The Thirty-Year Mortgage as a Tool of Social Capture

The modern debt-financed home is not an investment in your future. It is a highly engineered anchor designed to keep you turning the gears of an extraction engine.

THE MACHINERY

7/2/20262 min read

The transition from citizen to reliable economic unit is finalized not by a ceremony, but by a signature on a thirty-year deed. We are taught to view homeownership as the ultimate milestone of adulthood and security. Yet, beneath the mythology of equity lies a cold mathematical truth: the long-term debt contract is the single most effective tool for neutralizing systemic dissent.

The Psychology of the Anchor

When you owe thirty years of labor to a financial institution, your tolerance for risk drops to zero. You cannot easily quit an unethical job, demand fair wages, or take a sabbatical to reassess your life when a monthly amortization schedule dictates your existence. The mortgage does not protect you from precarity; it institutionalizes it, rendering you a compliant, predictable cog in the corporate machinery.

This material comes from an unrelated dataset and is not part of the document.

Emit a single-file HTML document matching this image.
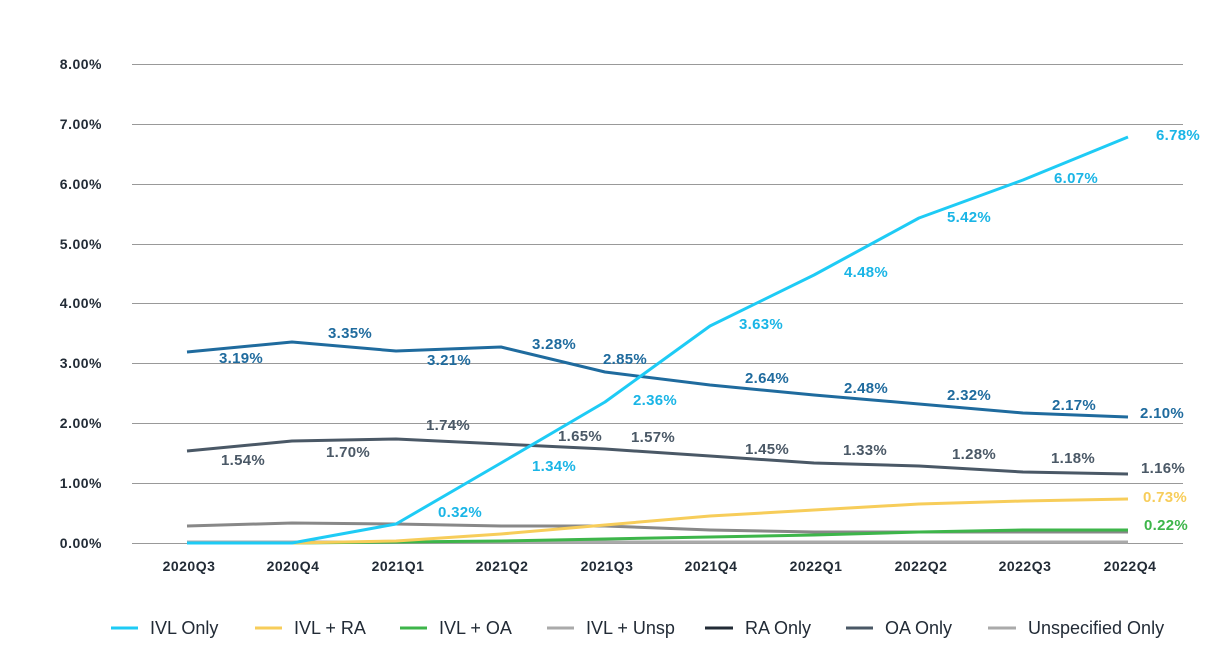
<!DOCTYPE html><html><head><style>body{margin:0;background:#fff}svg{display:block}text{font-family:"Liberation Sans",sans-serif}</style></head><body>
<svg width="1219" height="663" viewBox="0 0 1219 663">
<g stroke="#999" stroke-width="1">
<line x1="132" x2="1183" y1="64.5" y2="64.5"/><line x1="132" x2="1183" y1="124.5" y2="124.5"/><line x1="132" x2="1183" y1="184.5" y2="184.5"/><line x1="132" x2="1183" y1="244.5" y2="244.5"/><line x1="132" x2="1183" y1="303.5" y2="303.5"/><line x1="132" x2="1183" y1="363.5" y2="363.5"/><line x1="132" x2="1183" y1="423.5" y2="423.5"/><line x1="132" x2="1183" y1="483.5" y2="483.5"/><line x1="132" x2="1183" y1="543.5" y2="543.5"/>
</g>
<g font-size="14" font-weight="bold" fill="#222b36" text-anchor="end" letter-spacing="0.5">
<text x="102" y="69">8.00%</text><text x="102" y="129">7.00%</text><text x="102" y="189">6.00%</text><text x="102" y="249">5.00%</text><text x="102" y="308">4.00%</text><text x="102" y="368">3.00%</text><text x="102" y="428">2.00%</text><text x="102" y="488">1.00%</text><text x="102" y="548">0.00%</text>
</g>
<g font-size="14" font-weight="bold" fill="#222b36" text-anchor="middle" letter-spacing="0.5">
<text x="189" y="571">2020Q3</text><text x="293" y="571">2020Q4</text><text x="398" y="571">2021Q1</text><text x="502" y="571">2021Q2</text><text x="607" y="571">2021Q3</text><text x="711" y="571">2021Q4</text><text x="816" y="571">2022Q1</text><text x="921" y="571">2022Q2</text><text x="1025" y="571">2022Q3</text><text x="1130" y="571">2022Q4</text>
</g>
<g fill="none" stroke-width="3" stroke-linejoin="round">
<polyline stroke="#aaaaaa" points="187,542 1128,542"/>
<polyline stroke="#888" points="187,526 292,523 396,524 501,526 605,526 710,530 814,532 919,532 1023,532 1128,532"/>
<polyline stroke="#3db54a" points="187,543 292,543 396,542 501,541 605,539 710,537 814,535 919,532 1023,530 1128,530"/>
<polyline stroke="#f7cd5a" points="187,543 292,543 396,541 501,534 605,525 710,516 814,510 919,504 1023,501 1128,499"/>
<polyline stroke="#4a5866" points="187,451 292,441 396,439 501,444 605,449 710,456 814,463 919,466 1023,472 1128,474"/>
<polyline stroke="#1f6b9e" points="187,352 292,342 396,351 501,347 605,372 710,385 814,395 919,404 1023,413 1128,417"/>
<polyline stroke="#1ecbf5" points="187,543 292,543 396,524 501,463 605,402 710,326 814,275 919,218 1023,180 1128,137"/>
</g>
<g font-size="15" font-weight="bold" text-anchor="middle" letter-spacing="0.3">
<g fill="#1ab5e6"><text x="460" y="517">0.32%</text><text x="554" y="471">1.34%</text><text x="655" y="405">2.36%</text><text x="761" y="329">3.63%</text><text x="866" y="277">4.48%</text><text x="969" y="222">5.42%</text><text x="1076" y="183">6.07%</text><text x="1178" y="140">6.78%</text></g>
<g fill="#1f6b9e"><text x="241" y="363">3.19%</text><text x="350" y="338">3.35%</text><text x="449" y="365">3.21%</text><text x="554" y="349">3.28%</text><text x="625" y="364">2.85%</text><text x="767" y="383">2.64%</text><text x="866" y="393">2.48%</text><text x="969" y="400">2.32%</text><text x="1074" y="410">2.17%</text><text x="1162" y="418">2.10%</text></g>
<g fill="#4a5866"><text x="243" y="465">1.54%</text><text x="348" y="457">1.70%</text><text x="448" y="430">1.74%</text><text x="580" y="441">1.65%</text><text x="653" y="442">1.57%</text><text x="767" y="454">1.45%</text><text x="865" y="455">1.33%</text><text x="974" y="459">1.28%</text><text x="1073" y="463">1.18%</text><text x="1163" y="473">1.16%</text></g>
<text x="1165" y="502" fill="#f7cd5a">0.73%</text><text x="1166" y="530" fill="#3db54a">0.22%</text>
</g>
<g stroke-width="3">
<line x1="111" x2="138" y1="628" y2="628" stroke="#1ecbf5"/><line x1="255" x2="282" y1="628" y2="628" stroke="#f7cd5a"/><line x1="400" x2="427" y1="628" y2="628" stroke="#3db54a"/><line x1="547" x2="574" y1="628" y2="628" stroke="#aaa"/><line x1="705" x2="733" y1="628" y2="628" stroke="#222b36"/><line x1="846" x2="873" y1="628" y2="628" stroke="#4a5866"/><line x1="988" x2="1016" y1="628" y2="628" stroke="#aaa"/>
</g>
<g font-size="18" fill="#222b36">
<text x="150" y="634">IVL Only</text><text x="294" y="634">IVL + RA</text><text x="439" y="634">IVL + OA</text><text x="586" y="634">IVL + Unsp</text><text x="745" y="634">RA Only</text><text x="885" y="634">OA Only</text><text x="1028" y="634">Unspecified Only</text>
</g>
</svg></body></html>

Landed Gentry and the New Serfdom

The modern housing market is not designed to build wealth for the working class but to pool capital upward. High interest rates and inflated valuations ensure that the majority of your early payments go directly to servicing debt rather than building true equity. You are essentially renting from the bank while bearing all the liabilities of maintenance and property taxation.

Charting a Liquid Alternative

True sovereignty requires mobility and low fixed overhead. Rejecting the manufactured milestone of homeownership allows you to keep your capital liquid and your labor agile. By choosing long-term renting or alternative living arrangements, you starve the financial extraction engine of its most reliable leverage over your life.